→ **Written task**:
Using the data below, gather each line that includes the word "this".

→ **Given entries**:

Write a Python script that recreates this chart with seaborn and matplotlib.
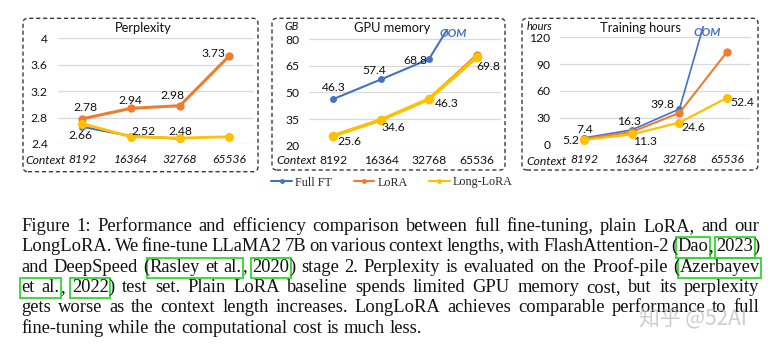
import numpy as np
import pandas as pd
import matplotlib
matplotlib.use("Agg")
import matplotlib.pyplot as plt
import matplotlib.transforms as mtransforms
from matplotlib.patches import FancyBboxPatch, Rectangle
from matplotlib.lines import Line2D
import seaborn as sns

# ---------------- data ----------------
contexts = ["8192", "16364", "32768", "65536"]
series_names = ["Full FT", "LoRA", "Long-LoRA"]

ppl_full_ft = [2.66, 2.52, 2.48, np.nan]
ppl_lora = [2.78, 2.94, 2.98, 3.73]
ppl_longlora = [2.71, 2.51, 2.49, 2.51]

gpu_full_ft = [46.3, 57.4, 68.8, 112.4]     # last value: OOM, line runs off the top
gpu_lora = [25.6, 34.6, 46.3, 71.0]
gpu_longlora = [25.6, 34.6, 46.3, 69.8]

hrs_full_ft = [7.4, 16.3, 39.8, 225.0]      # last value: OOM, line runs off the top
hrs_lora = [6.3, 14.0, 35.5, 104.0]
hrs_longlora = [5.2, 11.3, 24.6, 52.4]

ppl_ticks = [2.4, 2.8, 3.2, 3.6, 4.0]
ppl_tick_labels = ["2.4", "2.8", "3.2", "3.6", "4"]
gpu_ticks = [20, 35, 50, 65, 80]
hrs_ticks = [0, 30, 60, 90, 120]

titles = ["Perplexity", "GPU memory", "Training hours"]
unit_labels = ["", "GB", "hours"]

caption_lines = [
    "Figure 1: Performance and efficiency comparison between full fine-tuning, plain LoRA, and our",
    "LongLoRA. We fine-tune LLaMA2 7B on various context lengths, with FlashAttention-2 ({Dao}, {2023})",
    "and DeepSpeed ({Rasley et al.}, {2020}) stage 2. Perplexity is evaluated on the Proof-pile ({Azerbayev}",
    "{et al.}, {2022}) test set.  Plain LoRA baseline spends limited GPU memory cost, but its perplexity",
    "gets worse as the context length increases. LongLoRA achieves comparable performance to full",
    "fine-tuning while the computational cost is much less.",
]
watermark = "知乎 @52AI"

# ---------------- style ----------------
W, H = 773, 347
sns.set_theme(style="white")
plt.rcParams["font.family"] = ["Lato", "DejaVu Sans"]

colors = {"Full FT": "#4472C4", "LoRA": "#ED7D31", "Long-LoRA": "#FFC000"}

fig = plt.figure(figsize=(W / 100, H / 100), dpi=100)


def fx(x):
    return x / W


def fy(y):
    return 1 - y / H


def make_axes(x0, x1, ytop, ybot):
    return fig.add_axes([fx(x0), fy(ybot), (x1 - x0) / W, (ybot - ytop) / H])


# axes geometry (pixel coords from top-left)
ax1 = make_axes(57.5, 253.5, 38.3, 144.0)
ax2 = make_axes(309.4, 500.6, 29.0, 145.7)
ax3 = make_axes(560.2, 751.0, 26.0, 144.5)

panels = [
    (ax1, [ppl_full_ft, ppl_lora, ppl_longlora], (2.4, 4.0), ppl_ticks, ppl_tick_labels,
     {"Full FT": (1.5, 5), "LoRA": (2.2, 6), "Long-LoRA": (2.0, 6.5)}, True),
    (ax2, [gpu_full_ft, gpu_lora, gpu_longlora], (20, 85.8), gpu_ticks, [str(t) for t in gpu_ticks],
     {"Full FT": (1.5, 5), "LoRA": (2.0, 6), "Long-LoRA": (2.5, 7)}, False),
    (ax3, [hrs_full_ft, hrs_lora, hrs_longlora], (0, 132.8), hrs_ticks, [str(t) for t in hrs_ticks],
     {"Full FT": (1.2, 5), "LoRA": (1.5, 6), "Long-LoRA": (1.6, 6.5)}, True),
]

positions = np.arange(len(contexts))

for ax, series, ylim, yt, ytl, styles, italic in panels:
    df = pd.DataFrame({
        "pos": np.tile(positions, len(series_names)),
        "value": np.concatenate([np.asarray(s, float) for s in series]),
        "series": np.repeat(series_names, len(contexts)),
    })
    for name in series_names:
        lw, ms = styles[name]
        sub = df[df["series"] == name].dropna()
        sns.lineplot(data=sub, x="pos", y="value", ax=ax, color=colors[name],
                     linewidth=lw, marker="o", markersize=ms, markeredgewidth=0,
                     legend=False, sort=False, estimator=None)
    ax.set_xlim(-0.5, 3.5)
    ax.set_ylim(*ylim)
    ax.set_yticks(yt)
    ax.set_yticklabels(ytl, fontsize=8.7, color="#111111")
    ax.set_xticks(positions)
    ax.set_xticklabels(contexts, fontsize=8.7, color="#111111",
                       style="italic" if italic else "normal")
    ax.tick_params(axis="y", length=0, pad=7)
    ax.tick_params(axis="x", length=0, pad=7)
    ax.set_xlabel("")
    ax.set_ylabel("")
    ax.yaxis.grid(True, color="#d9d9d9", linewidth=0.9)
    ax.xaxis.grid(False)
    ax.set_axisbelow(True)
    for sp in ax.spines.values():
        sp.set_visible(False)
    ax.patch.set_alpha(0)

# ---------------- data labels ----------------
label_kw = dict(textcoords="offset pixels", ha="center", va="center",
                fontsize=8.7, color="#111111", annotation_clip=False)


def add_labels(ax, values, offsets):
    for i, (dx, dy) in offsets.items():
        v = values[i]
        ax.annotate(f"{v:g}", xy=(positions[i], v), xytext=(dx, dy), **label_kw)


add_labels(ax1, ppl_full_ft, {0: (-2, -9), 1: (12, 5), 2: (0, 7)})
add_labels(ax1, ppl_lora, {0: (3, 11), 1: (-1, 8), 2: (-8, 10), 3: (-16, 3)})

add_labels(ax2, gpu_full_ft, {0: (0, 12), 1: (-7, 9), 2: (-13, -1.5)})
add_labels(ax2, gpu_longlora, {0: (16, -6), 1: (12, -8), 2: (18, -4), 3: (12, -9)})

add_labels(ax3, hrs_full_ft, {0: (1, 8), 1: (-3, 8.5), 2: (-17, 4)})
add_labels(ax3, hrs_longlora, {0: (-13, -1), 1: (13, -7.5), 2: (14, -5), 3: (15, -4.5)})

# ---------------- titles, units, OOM, Context ----------------
title_pos = [(143, 28), (392, 28), (640, 27.7)]
for t, (x, y) in zip(titles, title_pos):
    fig.text(fx(x), fy(y), t, ha="center", va="center", fontsize=9.3, color="#111111")

fig.text(fx(292), fy(26), unit_labels[1], ha="center", va="center", fontsize=8,
         style="italic", color="#111111")
fig.text(fx(540), fy(26), unit_labels[2], ha="center", va="center", fontsize=8,
         style="italic", color="#111111")

for x, y in [(453.7, 33.7), (707, 32.5)]:
    fig.text(fx(x), fy(y), "OOM", ha="center", va="center", fontsize=8.3,
             style="italic", weight="bold", color="#4472C4")

for x, y in [(45, 160), (296, 160), (546, 161.5)]:
    fig.text(fx(x), fy(y), "Context", ha="center", va="center", fontsize=8.7,
             style="italic", color="#111111")

# ---------------- dashed rounded boxes ----------------
ident = mtransforms.IdentityTransform()
for x0, x1, y0, y1 in [(23, 258, 18.3, 171.7), (272, 505, 18.3, 170), (522, 758, 18.3, 170)]:
    box = FancyBboxPatch((x0, H - y1), x1 - x0, y1 - y0,
                         boxstyle="round,pad=0,rounding_size=5",
                         transform=ident, fill=False, edgecolor="#3a3a3a",
                         linewidth=1.0, linestyle=(0, (3, 2)))
    fig.add_artist(box)

# ---------------- legend ----------------
handles = [Line2D([], [], color=colors[n], lw=1.5, marker="o", markersize=3.5,
                  markeredgewidth=0) for n in series_names]
fig.legend(handles, series_names, loc="center", bbox_to_anchor=(fx(392), fy(182.5)),
           ncol=3, frameon=False, prop={"family": "Liberation Serif", "size": 8.7},
           handlelength=1.7, handletextpad=0.25, columnspacing=1.8, borderpad=0,
           borderaxespad=0)

# ---------------- caption (justified) ----------------
renderer = fig.canvas.get_renderer()
cap_font = dict(family="Liberation Serif", color="#111111")


def text_width(s, fs):
    t = fig.text(0, 0, s, fontsize=fs, **cap_font)
    w = t.get_window_extent(renderer).width
    t.remove()
    return w


fs0 = 12.0
target_last = 400.0
fs = fs0 * target_last / text_width(caption_lines[-1].replace("{", "").replace("}", ""), fs0)
space_w = text_width("x x", fs) - text_width("xx", fs)

box_counter = [0]


def parse(line):
    words, cur, seg, box = [], [], "", None

    def flush():
        nonlocal seg
        if seg:
            cur.append((seg, box))
        seg = ""

    for ch in line:
        if ch == "{":
            flush()
            box_counter[0] += 1
            box = box_counter[0]
        elif ch == "}":
            flush()
            box = None
        elif ch == " ":
            flush()
            if cur:
                words.append(list(cur))
                cur.clear()
        else:
            seg += ch
    flush()
    if cur:
        words.append(list(cur))
    return words


left_x, right_x = 21.0, 759.5
base0, line_gap = 230.7, 20.4
box_extents = {}
for li, line in enumerate(caption_lines):
    words = parse(line)
    widths = [[text_width(s, fs) for s, _ in w] for w in words]
    word_w = [sum(w) for w in widths]
    if li < len(caption_lines) - 1:
        gap = (right_x - left_x - sum(word_w)) / (len(words) - 1)
    else:
        gap = space_w
    baseline = base0 + li * line_gap
    x = left_x
    for w, ws in zip(words, widths):
        for (s, b), sw in zip(w, ws):
            fig.text(fx(x), fy(baseline), s, fontsize=fs, ha="left", va="baseline", **cap_font)
            if b is not None:
                e = box_extents.setdefault(b, [x, x + sw, baseline])
                e[0] = min(e[0], x)
                e[1] = max(e[1], x + sw)
            x += sw
        x += gap

for b, (x0, x1, baseline) in box_extents.items():
    y_top = baseline - 13.7
    y_bot = baseline + 6.4
    fig.add_artist(Rectangle((fx(x0 - 1.5), fy(y_bot)), (x1 - x0 + 3) / W, (y_bot - y_top) / H,
                             transform=fig.transFigure, fill=False,
                             edgecolor="#2ed82e", linewidth=1.3))

# ---------------- watermark (overlaps the caption, as in the source image) ----------------
fig.text(fx(693), fy(318), watermark, ha="center", va="center", fontsize=15,
         family=["Noto Sans CJK SC", "DejaVu Sans"], color="#bdbdbd", alpha=0.75)

fig.savefig("out.png", dpi=100, facecolor="white")
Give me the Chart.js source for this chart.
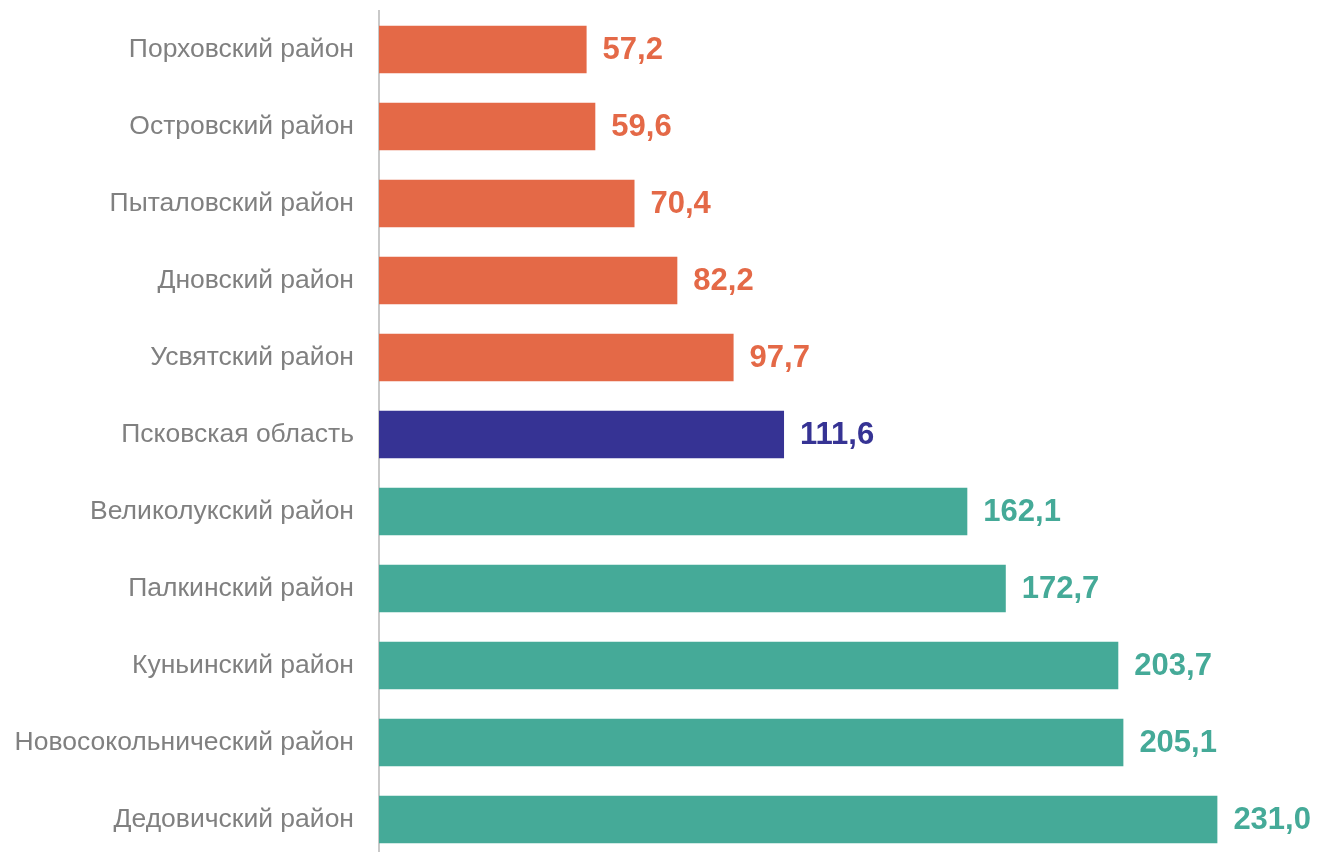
<!DOCTYPE html>
<html>
<head>
<meta charset="utf-8">
<script src="https://cdn.jsdelivr.net/npm/chart.js@4"></script>
<style>
  html, body { margin: 0; padding: 0; background: #fff; overflow: hidden; }
  #wrap { width: 1319px; height: 860px; position: relative; }
</style>
</head>
<body>
<div id="wrap"><canvas id="myChart"></canvas></div>
<script>
const districts = [
  "Порховский район",
  "Островский район",
  "Пыталовский район",
  "Дновский район",
  "Усвятский район",
  "Псковская область",
  "Великолукский район",
  "Палкинский район",
  "Куньинский район",
  "Новосокольнический район",
  "Дедовичский район",
];
const values = [57.2, 59.6, 70.4, 82.2, 97.7, 111.6, 162.1, 172.7, 203.7, 205.1, 231.0];
const groups = ["low", "low", "low", "low", "low", "region", "high", "high", "high", "high", "high"];

const groupColors = { low: "#E46947", region: "#363394", high: "#45AA98" };
const barColors = groups.map((g) => groupColors[g]);

// value labels to the right of each bar, coloured like the bar
const valueLabels = {
  id: "valueLabels",
  afterDatasetsDraw(chart) {
    const ctx = chart.ctx;
    const meta = chart.getDatasetMeta(0);
    ctx.save();
    ctx.font = "bold 31px 'Liberation Sans', Arial, sans-serif";
    ctx.textAlign = "left";
    ctx.textBaseline = "middle";
    meta.data.forEach((bar, i) => {
      ctx.fillStyle = barColors[i];
      const txt = values[i].toFixed(1).replace(".", ",");
      ctx.fillText(txt, bar.x + 16, bar.y + 1);
    });
    ctx.restore();
  },
};

const ctx = document.getElementById("myChart");
const myChart = new Chart(ctx, {
  type: "bar",
  data: {
    labels: districts,
    datasets: [
      {
        data: values,
        backgroundColor: barColors,
        borderWidth: 0,
        barPercentage: 0.617,
        categoryPercentage: 1,
      },
    ],
  },
  options: {
    indexAxis: "y",
    responsive: true,
    maintainAspectRatio: false,
    animation: false,
    layout: { padding: { top: 11, bottom: 2, left: 0, right: 0 } },
    plugins: {
      legend: { display: false },
      tooltip: { enabled: false },
    },
    scales: {
      x: {
        display: false,
        min: 0,
        max: 259,
      },
      y: {
        afterFit(scale) {
          scale.width = 379;
          scale.paddingTop = 0;
          scale.paddingBottom = 0;
        },
        grid: { display: false },
        border: { display: true, color: "#c9c9c9", width: 2 },
        ticks: {
          padding: 17,
          color: "#808080",
          font: { family: "'Liberation Sans', Arial, sans-serif", size: 26.5 },
        },
      },
    },
  },
  plugins: [valueLabels],
});
</script>
</body>
</html>
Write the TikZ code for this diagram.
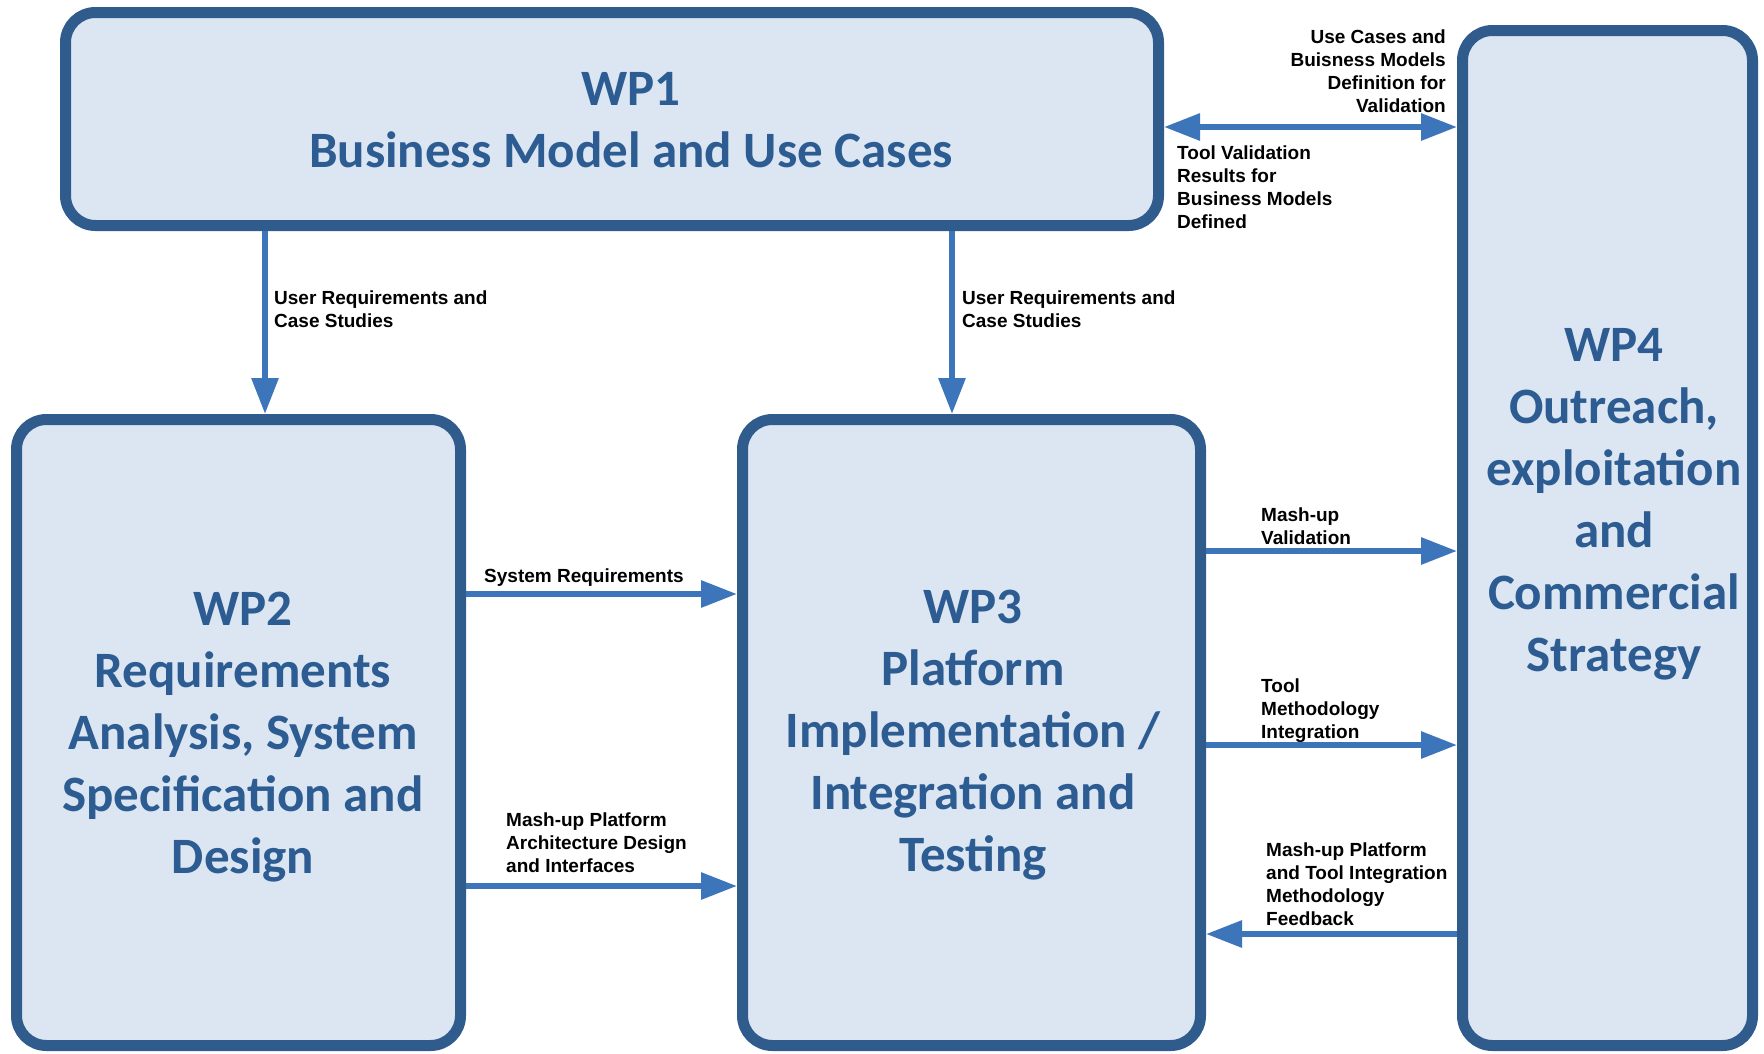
\documentclass[tikz,border=0pt]{standalone}
\usepackage{fontspec}
\setmainfont{Carlito}
\newfontfamily\labfont{Liberation Sans}
\usetikzlibrary{arrows.meta}
\definecolor{wpborder}{HTML}{2F5B8D}
\definecolor{wpfill}{HTML}{DCE6F2}
\definecolor{wptext}{HTML}{2C5C91}
\definecolor{wparrow}{HTML}{3C75B9}
\begin{document}
\begin{tikzpicture}[x=1pt,y=-1pt,
  wpbox/.style={draw=wpborder, fill=wpfill, line width=11pt, rounded corners=30pt, inner sep=0pt},
  wptitle/.style={text=wptext, font=\fontsize{51}{62}\selectfont\bfseries, align=center, inner sep=0pt},
  lbl/.style={font=\labfont\bfseries\fontsize{19}{23}\selectfont, inner sep=0pt, text=black},
  tip/.tip={Triangle[length=36pt,width=26pt]},
  arr/.style={draw=wparrow, line width=6pt, -tip},
  darr/.style={draw=wparrow, line width=6pt, tip-tip}]
\useasboundingbox[fill=white] (0,0) rectangle (1764,1053);

% boxes
\node[wpbox, minimum width=1093pt, minimum height=213pt] (wp1) at (612,119) {};
\node[wpbox, minimum width=444pt, minimum height=626pt] (wp2) at (238.5,732.5) {};
\node[wpbox, minimum width=458pt, minimum height=626pt] (wp3) at (971.5,732.5) {};
\node[wpbox, minimum width=290pt, minimum height=1015pt] (wp4) at (1607.5,538) {};

% titles
\node[wptitle] (t1) at (631,120) {WP1\\Business Model and Use Cases};
\node[wptitle] (t2) at (243,737) {WP2\\Requirements\\Analysis, System\\Specification and\\Design};
\node[wptitle] (t3) at (973,735) {WP3\\Platform\\Implementation /\\Integration and\\Testing};
\node[wptitle] (t4) at (1614,504) {WP4\\Outreach,\\exploitation\\and\\Commercial\\Strategy};

% helper coordinates
\coordinate (xa) at (265,0);
\coordinate (xb) at (952,0);
\coordinate (ya) at (0,127);
\coordinate (yb) at (0,594);
\coordinate (yc) at (0,886);
\coordinate (yd) at (0,551);
\coordinate (ye) at (0,745);
\coordinate (yf) at (0,934);

% connectors
\draw[arr] (xa |- wp1.south) -- (xa |- wp2.north);
\draw[arr] (xb |- wp1.south) -- (xb |- wp3.north);
\draw[darr] (wp1.east |- ya) -- (wp4.west |- ya);
\draw[arr] (wp2.east |- yb) -- (wp3.west |- yb);
\draw[arr] (wp2.east |- yc) -- (wp3.west |- yc);
\draw[arr] (wp3.east |- yd) -- (wp4.west |- yd);
\draw[arr] (wp3.east |- ye) -- (wp4.west |- ye);
\draw[arr] (wp4.west |- yf) -- (wp3.east |- yf);

% labels
\node[lbl, anchor=north west, align=left] (l1) at (274,291) {User Requirements and\\Case Studies};
\node[lbl, anchor=north west, align=left] (l2) at (962,291) {User Requirements and\\Case Studies};
\node[lbl, anchor=north east, align=right] (l3) at (1446,30) {Use Cases and\\Buisness Models\\Definition for\\Validation};
\node[lbl, anchor=north west, align=left] (l4) at (1177,146) {Tool Validation\\Results for\\Business Models\\Defined};
\node[lbl, anchor=north west, align=left] (l5) at (484,569) {System Requirements};
\node[lbl, anchor=north west, align=left] (l6) at (506,813) {Mash-up Platform\\Architecture Design\\and Interfaces};
\node[lbl, anchor=north west, align=left] (l7) at (1261,508) {Mash-up\\Validation};
\node[lbl, anchor=north west, align=left] (l8) at (1261,679) {Tool\\Methodology\\Integration};
\node[lbl, anchor=north west, align=left] (l9) at (1266,843) {Mash-up Platform\\and Tool Integration\\Methodology\\Feedback};
\end{tikzpicture}
\end{document}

→ **Right answer**:
Write a Python script that recreates this chart with seaborn and matplotlib.
Give me the Chart.js source for this chart.
Write the TikZ code for this diagram.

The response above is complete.